Can I refinance if I'm underwater on my mortgage?
Being underwater (owing more on your mortgage than your home is worth) makes refinancing more challenging, but not impossible. The Home Affordable Refinance Program (HARP) was a government program that helped underwater homeowners refinance, but it ended in 2018. However, some lenders still offer programs for underwater homeowners. You might also consider the FHA Streamline Refinance program if you have an FHA loan. It's best to speak with your current lender or a housing counselor about your options.
What's the difference between a rate-and-term refinance and a cash-out refinance?

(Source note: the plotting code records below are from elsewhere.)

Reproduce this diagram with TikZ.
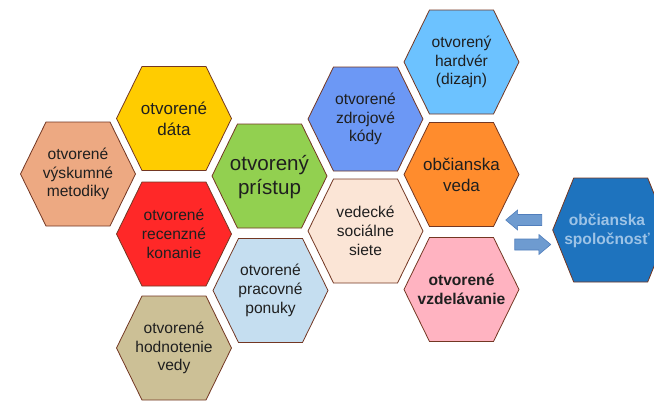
\documentclass[tikz,border=0pt]{standalone}
\usepackage{fontspec}
\setmainfont{Liberation Sans}
\usetikzlibrary{shapes.arrows}
\definecolor{cData}{RGB}{255,204,0}
\definecolor{cMet}{RGB}{237,169,130}
\definecolor{cRec}{RGB}{255,40,40}
\definecolor{cPri}{RGB}{146,208,80}
\definecolor{cPon}{RGB}{197,222,240}
\definecolor{cHod}{RGB}{204,192,150}
\definecolor{cKod}{RGB}{108,152,245}
\definecolor{cHar}{RGB}{108,194,255}
\definecolor{cVed}{RGB}{255,140,45}
\definecolor{cSie}{RGB}{251,229,214}
\definecolor{cVzd}{RGB}{255,179,193}
\definecolor{cSpo}{RGB}{30,115,190}
\definecolor{cSpoTxt}{RGB}{157,195,230}
\definecolor{cEdge}{RGB}{115,55,35}
\definecolor{cArr}{RGB}{110,155,208}
\definecolor{cArrEdge}{RGB}{80,126,188}
\tikzset{
  hexa/.pic={\path[pic actions] (-57.5,0) -- (-32,-52) -- (32,-52) -- (57.5,0) -- (32,52) -- (-32,52) -- cycle;},
  widehexa/.pic={\path[pic actions] (-58,0) -- (-37,-52) -- (37,-52) -- (58,0) -- (37,52) -- (-37,52) -- cycle;}
}

\begin{document}
\begin{tikzpicture}[x=1pt, y=-1pt,
    hexline/.style={draw=cEdge, line width=0.8pt},
    cell/.style={align=center, inner sep=0pt, text=black!88,
      font=\fontsize{15.6pt}{18.7pt}\selectfont},
    bigcell/.style={cell, font=\fontsize{17pt}{20.4pt}\selectfont},
    hugecell/.style={cell, font=\fontsize{20.6pt}{24.7pt}\selectfont},
    blockarrow/.style={single arrow, draw=cArrEdge, fill=cArr, line width=0.6pt,
      minimum height=36pt, inner xsep=0pt, inner ysep=5.2pt,
      single arrow head extend=4.5pt, single arrow tip angle=80}]
  \useasboundingbox (0,0) rectangle (654,402);
  \clip (0,0) rectangle (654,402);
  % left column
  \pic[hexline, fill=cMet] at (78,174) {hexa};
  \node[cell] (metodiky) at (78,174) {otvorené\\výskumné\\metodiky};
  % second column
  \pic[hexline, fill=cData] at (174,118.5) {hexa};
  \node[bigcell] (data) at (174,119) {otvorené\\dáta};
  \pic[hexline, fill=cRec] at (174,234) {hexa};
  \node[cell] (recenzne) at (174,234) {otvorené\\recenzné\\konanie};
  \pic[hexline, fill=cHod] at (174,348) {hexa};
  \node[cell] (hodnotenie) at (174,348) {otvorené\\hodnotenie\\vedy};
  % third column
  \pic[hexline, fill=cPri] at (269.5,176) {hexa};
  \node[hugecell] (pristup) at (269.5,177) {otvorený\\prístup};
  \pic[hexline, fill=cPon] at (270.5,290.5) {hexa};
  \node[cell] (ponuky) at (270.5,290.5) {otvorené\\pracovné\\ponuky};
  % fourth column
  \pic[hexline, fill=cKod] at (365.5,119) {hexa};
  \node[cell] (kody) at (365.5,119) {otvorené\\zdrojové\\kódy};
  \pic[hexline, fill=cSie] at (365.5,231) {hexa};
  \node[cell] (siete) at (365.5,231) {vedecké\\sociálne\\siete};
  % fifth column
  \pic[hexline, fill=cHar] at (461.5,62) {hexa};
  \node[cell] (hardver) at (461.5,62) {otvorený\\hardvér\\(dizajn)};
  \pic[hexline, fill=cVed] at (461.5,174.5) {hexa};
  \node[bigcell] (veda) at (461.5,175) {občianska\\veda};
  \pic[hexline, fill=cVzd] at (461.5,289.5) {hexa};
  \node[cell, font=\fontsize{15.6pt}{18.7pt}\selectfont\bfseries] (vzdelavanie) at (461.5,289.5) {otvorené\\vzdelávanie};
  % society
  \pic[hexline, fill=cSpo] at (610.7,230) {widehexa};
  \node[cell, text=cSpoTxt, font=\fontsize{15.6pt}{18.7pt}\selectfont\bfseries] (spolocnost) at (607,231) {občianska\\spoločnosť};
  \node[blockarrow, shape border rotate=180] (arrIn) at (527,220) {};
  \node[blockarrow] (arrOut) at (529.5,244.5) {};
\end{tikzpicture}
\end{document}
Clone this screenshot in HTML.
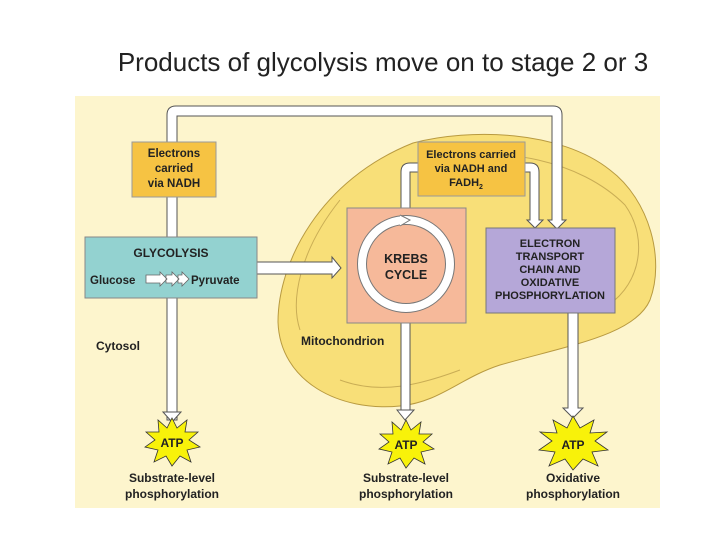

A rate-and-term refinance replaces your current mortgage with a new one that has different terms (usually a lower interest rate) and/or a different loan term. The new loan amount is typically the same as your current balance (plus closing costs). A cash-out refinance, on the other hand, allows you to take out a new mortgage for more than your current balance and receive the difference in cash. This can be useful for home improvements, debt consolidation, or other large expenses, but it increases your loan amount and may extend your repayment period.
How long does the refinancing process take?
The refinancing process typically takes between 30 to 45 days, similar to the timeline for a new mortgage. However, it can vary depending on the lender, your financial situation, and market conditions. The process includes application, underwriting, appraisal (in most cases), and closing. You can help speed up the process by having all your financial documents ready, responding promptly to lender requests, and avoiding any major financial changes (like job changes or large purchases) during the process.
What documents will I need to refinance?
You'll typically need many of the same documents you provided when you first got your mortgage. These usually include: proof of income (W-2s, pay stubs, tax returns if self-employed), proof of assets (bank statements, investment accounts), proof of homeowners insurance, and information about your current mortgage. The lender will also pull your credit report. Having these documents ready before you apply can help speed up the process.